Getting dressed to go out is a ritual, a donning of armor. When you're in your finest, you stand a little straighter, raise your chin a little higher. You look good, you look yourself, and you know it.

You listen to music while you're getting ready, of course, it gets you in the mood. Most people would think it's depressing, but it fills you with joy and wistful longing as you sing:

Don't you worry
They won't find my body

I want you to know
I've found peace in another world
Don't keep digging
I want you to lean back
Away from the place
Where my ashes are buried...

You walk through the streets of your city, smelling hot metal and car exhaust and cheap Chinese food, and people you pass part around you like water, a tall, imposing figure in elegant black, either sharp like a Matrix hero or flowingly dramatic as a dead poet. They are the mundanes, the normals. They cannot even imagine the excesses you enjoy on a nightly basis -- drink, sex, intellect, conversation, whatever your drug of choice may be. They are a little afraid of you, and you smile and speak with consummate politeness to them even as they edge away from you, loving the effect you have.

Oh, yes, anything for effect. It's what you're best at. It's what you live for. You dress like this for a reason. You love attention, you love drama and pathos and playing part of a story.

And that's when you turn down an anonymous blind alley and find an unmarked door set into a wall. You can hear the thud of industrial bass through the building wall as you open the door and enter the club. You smile at the bouncer, who welcomes you and waves you past the line of supplicants. They all know you here; you're a respected regular, a member of the Scene, bright and sharp yet kind and friendly, always knowing just what to say and what to do, dancing on the knife-edge of etiquette and contempt.

And you walk into the great underground expanse of the place, you see the beautiful people dancing and talking and laughing, each playing their roles, each an otherworldly creature. You feel the eyes of girls and boys upon you, and you smile faintly, knowing you can take your pick... and do not choose to. A table of friends waves you over, and after getting a drink from the bar, you sit, and talk philosophy, or clothes, or books, or whatever strikes your fancy. And you dance, you dance until you can't move any more, weaving to melody in graceful tai chi motions rather than pumping to rhythm. You kiss the DJ through the razorwire and circuitry and go back and drink some more and chat up the pretty thing with huge dark eyes and long midnight hair, sweet and damsel-like in her corset and flowing skirt.
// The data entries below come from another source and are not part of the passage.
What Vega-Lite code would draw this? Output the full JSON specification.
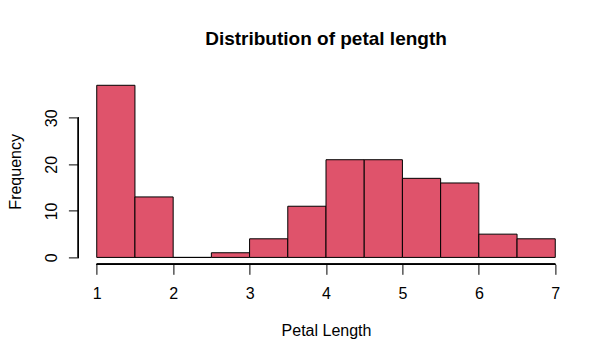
{
  "$schema": "https://vega.github.io/schema/vega-lite/v6.json",
  "autosize": {"type": "none"},
  "width": 495.2,
  "height": 185.9,
  "padding": {"left": 78.4, "top": 78.4, "right": 40.4, "bottom": 97.7},
  "background": "white",
  "config": {
    "view": {"stroke": null},
    "font": "Liberation Sans",
    "axis": {"grid": false, "domain": false, "tickColor": "black", "tickWidth": 1, "tickSize": 10, "labelFont": "Liberation Sans", "labelFontSize": 16, "labelColor": "black", "titleFont": "Liberation Sans", "titleFontSize": 16, "titleFontWeight": "normal", "titleColor": "black"}
  },
  "title": {"text": "Distribution of petal length", "font": "Liberation Sans", "fontSize": 19, "fontWeight": "bold", "color": "black", "anchor": "middle", "frame": "group", "offset": 29},
  "data": {"values": [
    {"start": 1.0, "end": 1.5, "count": 37},
    {"start": 1.5, "end": 2.0, "count": 13},
    {"start": 2.0, "end": 2.5, "count": 0},
    {"start": 2.5, "end": 3.0, "count": 1},
    {"start": 3.0, "end": 3.5, "count": 4},
    {"start": 3.5, "end": 4.0, "count": 11},
    {"start": 4.0, "end": 4.5, "count": 21},
    {"start": 4.5, "end": 5.0, "count": 21},
    {"start": 5.0, "end": 5.5, "count": 17},
    {"start": 5.5, "end": 6.0, "count": 16},
    {"start": 6.0, "end": 6.5, "count": 5},
    {"start": 6.5, "end": 7.0, "count": 4}
  ]},
  "layer": [
    {
      "mark": {"type": "rect", "fill": "#DF536B", "stroke": "black", "strokeWidth": 1},
      "encoding": {
        "x": {"field": "start", "type": "quantitative", "scale": {"domain": [0.76, 7.24], "nice": false, "zero": false},
              "axis": {"values": [1, 2, 3, 4, 5, 6, 7], "title": "Petal Length", "labelBaseline": "middle", "labelPadding": 19, "labelFlush": false, "titleY": 66, "titleBaseline": "middle", "format": "d"}},
        "x2": {"field": "end"},
        "y": {"field": "count", "type": "quantitative", "scale": {"domain": [-1.48, 38.48], "nice": false, "zero": false},
              "axis": {"values": [0, 10, 20, 30], "title": "Frequency", "labelAngle": 270, "labelAlign": "center", "labelBaseline": "middle", "labelPadding": 17.4, "labelFlush": false, "titleX": -63.4, "titleAngle": 270, "titleBaseline": "middle", "format": "d"}},
        "y2": {"datum": 0}
      }
    },
    {
      "mark": {"type": "rule", "color": "black", "strokeWidth": 1},
      "encoding": {"x": {"datum": 1}, "x2": {"datum": 7}, "y": {"datum": -1.48}}
    },
    {
      "mark": {"type": "rule", "color": "black", "strokeWidth": 1},
      "encoding": {"x": {"datum": 0.76}, "y": {"datum": 0}, "y2": {"datum": 30}}
    }
  ]
}
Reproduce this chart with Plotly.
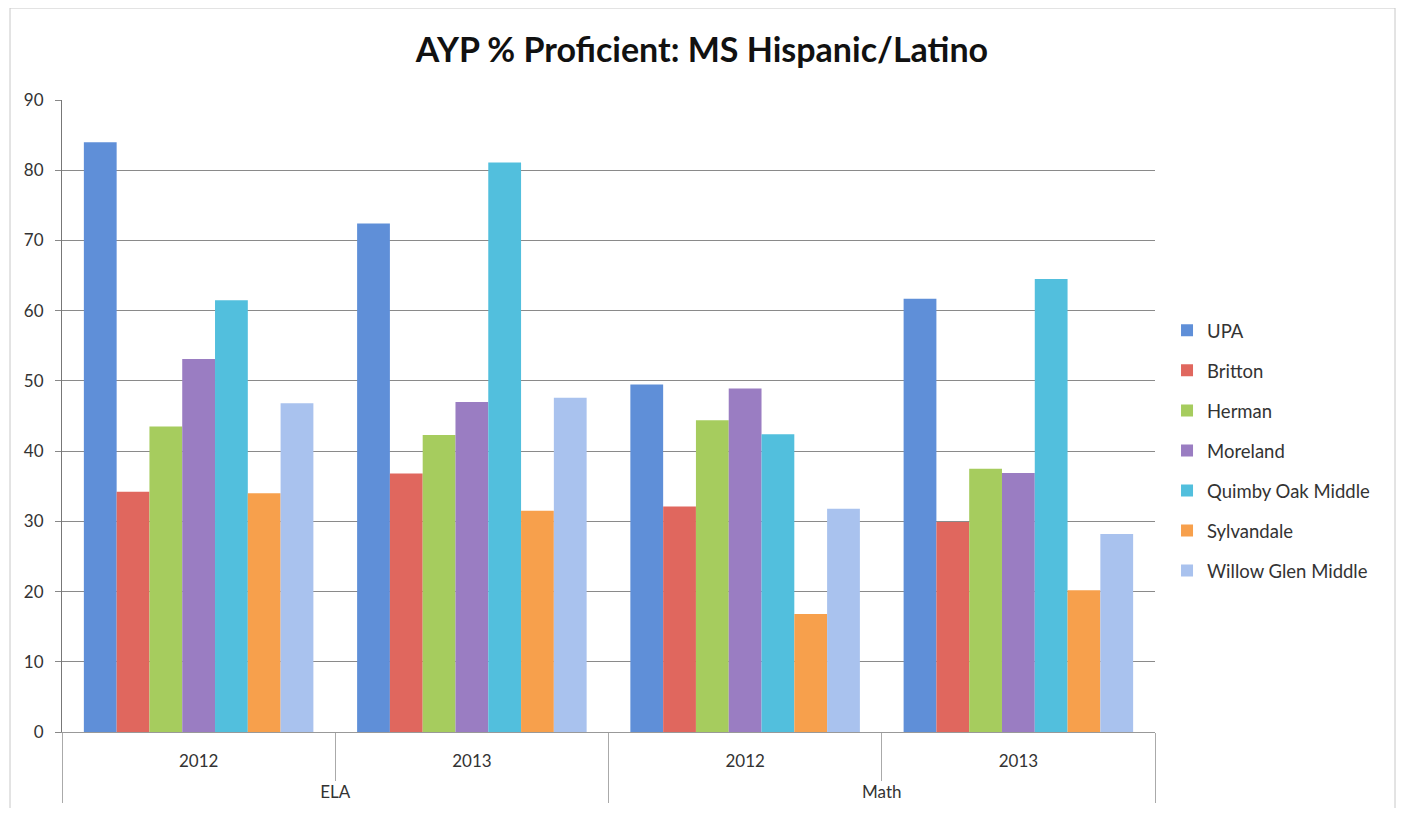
import plotly.graph_objects as go

subjects = ["ELA", "ELA", "Math", "Math"]
years = ["2012", "2013", "2012", "2013"]

schools = ["UPA", "Britton", "Herman", "Moreland", "Quimby Oak Middle", "Sylvandale", "Willow Glen Middle"]
upa = [84.0, 72.4, 49.5, 61.7]
britton = [34.2, 36.8, 32.1, 29.9]
herman = [43.5, 42.3, 44.4, 37.5]
moreland = [53.1, 47.0, 48.9, 36.9]
quimby = [61.5, 81.1, 42.4, 64.5]
sylvandale = [34.0, 31.5, 16.8, 20.2]
willow = [46.8, 47.6, 31.8, 28.2]
series = [upa, britton, herman, moreland, quimby, sylvandale, willow]

colors = ["#5f8fd8", "#e0675e", "#a6cc5e", "#9a7dc2", "#52bfdd", "#f7a04c", "#a9c2ee"]

year_labels = [y + "<br>\u00a0" for y in years]

fig = go.Figure()
for i, (name, vals) in enumerate(zip(schools, series)):
    fig.add_trace(go.Bar(
        x=[subjects, year_labels], y=vals, name=name,
        marker=dict(color=colors[i], line=dict(width=0)),
        legendgroup=name,
    ))

W, H = 1389, 800
fig.update_layout(
    width=W, height=H,
    margin=dict(l=54, r=242, t=92, b=76, autoexpand=False),
    paper_bgcolor="white", plot_bgcolor="white",
    font=dict(family="Lato, Open Sans, sans-serif", color="#333", size=17),
    title=dict(text="<b>AYP % Proficient: MS Hispanic/Latino</b>", x=694 / W, xref="container",
               y=1 - 42 / H, yref="container", yanchor="middle", xanchor="center",
               font=dict(size=34, color="#111")),
    barmode="group", bargap=0.16, bargroupgap=0.0,
    legend=dict(x=1.011, y=0.445, xanchor="left", yanchor="middle",
                font=dict(size=18.5, color="#333"), traceorder="grouped", tracegroupgap=13,
                itemwidth=30),
    showlegend=True,
)
fig.update_yaxes(range=[0, 90], dtick=10, showgrid=True, gridcolor="#8a8a8a", gridwidth=1,
                 showline=True, linecolor="#777", linewidth=1, ticks="outside", ticklen=6,
                 tickcolor="#888", zeroline=False, tickfont=dict(size=17, color="#333"),
                 ticklabelstandoff=8, automargin=False)
fig.update_xaxes(showline=True, linecolor="#999", linewidth=1, showdividers=True,
                 dividercolor="#aaa", dividerwidth=1, tickfont=dict(size=17, color="#333"),
                 ticks="outside", ticklen=48, tickcolor="#aaa", ticklabelstandoff=14,
                 automargin=False)

fig.add_shape(type="rect", xref="paper", yref="paper",
              x0=(2 - 54) / 1093, x1=(1387 - 54) / 1093,
              y0=-0.2, y1=(724 - 0) / 632,
              line=dict(color="#c8c8c8", width=1), fillcolor="rgba(0,0,0,0)", layer="below")

fig.write_html("out.html")
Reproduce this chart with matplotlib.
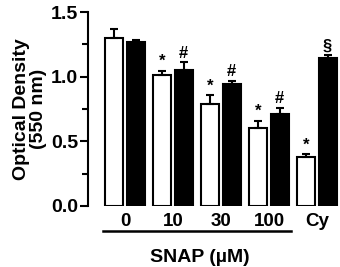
import numpy as np
import matplotlib.pyplot as plt
import matplotlib.transforms as mtransforms

plt.rcParams['font.family'] = ['Liberation Sans', 'DejaVu Sans']
plt.rcParams['font.weight'] = 'bold'

groups = ["0", "10", "30", "100", "Cy"]
white_vals = [1.30, 1.015, 0.79, 0.60, 0.38]
white_err = [0.07, 0.03, 0.065, 0.06, 0.02]
black_vals = [1.27, 1.05, 0.94, 0.71, 1.145]
black_err = [0.01, 0.06, 0.025, 0.05, 0.02]
white_marks = ["", "*", "*", "*", "*"]
black_marks = ["", "#", "#", "#", "\u00a7"]

fig = plt.figure(figsize=(3.4, 2.67), dpi=100)
ax = fig.add_axes([88/340, 61/267, 252/340, 194/267])

x = np.arange(len(groups))
w = 0.375
off = 0.22

ax.bar(x - off, white_vals, w, color="white", edgecolor="black", lw=1.5,
       yerr=[np.zeros(5), white_err], error_kw=dict(lw=1.5, capsize=3, capthick=1.5))
ax.bar(x + off, black_vals, w, color="black", edgecolor="black", lw=1.5,
       yerr=[np.zeros(5), black_err], error_kw=dict(lw=1.5, capsize=3, capthick=1.5))

for i in range(len(groups)):
    if white_marks[i]:
        ax.text(x[i] - off, white_vals[i] + white_err[i] + 0.015, white_marks[i],
                ha="center", va="bottom", fontsize=12, fontweight="bold")
    if black_marks[i]:
        ax.text(x[i] + off, black_vals[i] + black_err[i] + 0.015, black_marks[i],
                ha="center", va="bottom", fontsize=12, fontweight="bold")

ax.set_xlim(-0.77, 4.48)
ax.set_ylim(0, 1.5)
ax.set_yticks([0, 0.5, 1.0, 1.5])
ax.set_yticklabels(["0.0", "0.5", "1.0", "1.5"], fontsize=14, fontweight="bold")
ax.set_yticks([0.25, 0.75, 1.25], minor=True)
ax.tick_params(axis="y", which="major", length=6, width=1.5, pad=1)
ax.tick_params(axis="y", which="minor", length=4, width=1.5)

ax.set_xticks(x)
ax.set_xticklabels(groups, fontsize=13.5, fontweight="bold")
ax.tick_params(axis="x", length=0, pad=5)

for s in ["top", "right", "bottom"]:
    ax.spines[s].set_visible(False)
ax.spines["left"].set_linewidth(1.5)

ax.set_ylabel("Optical Density\n(550 nm)", fontsize=14, fontweight="bold",
              labelpad=3, linespacing=1.0)

trans = mtransforms.blended_transform_factory(ax.transData, ax.transAxes)
ax.plot([-0.45, 3.46], [-0.129, -0.129], color="black", lw=1.8,
        transform=trans, clip_on=False)
ax.text(1.56, -0.268, "SNAP (\u00b5M)", transform=trans, ha="center", va="center",
        fontsize=14, fontweight="bold")

plt.savefig("out.png", dpi=100)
And when you go home, late that night, alone or in company, you know that you have lived the life less ordinary, and seen the secret places, and done the forbidden things. The mundanes, the norms, they will never know what it is to be part of an imaginary aristocracy: unacknowledged lords and ladies of the night, to be sure, but lords and ladies all the same.

You live for beauty. You are beauty, and pride, and power. And you love it, and that's why you do it again the next night. This is what it is to be a goth.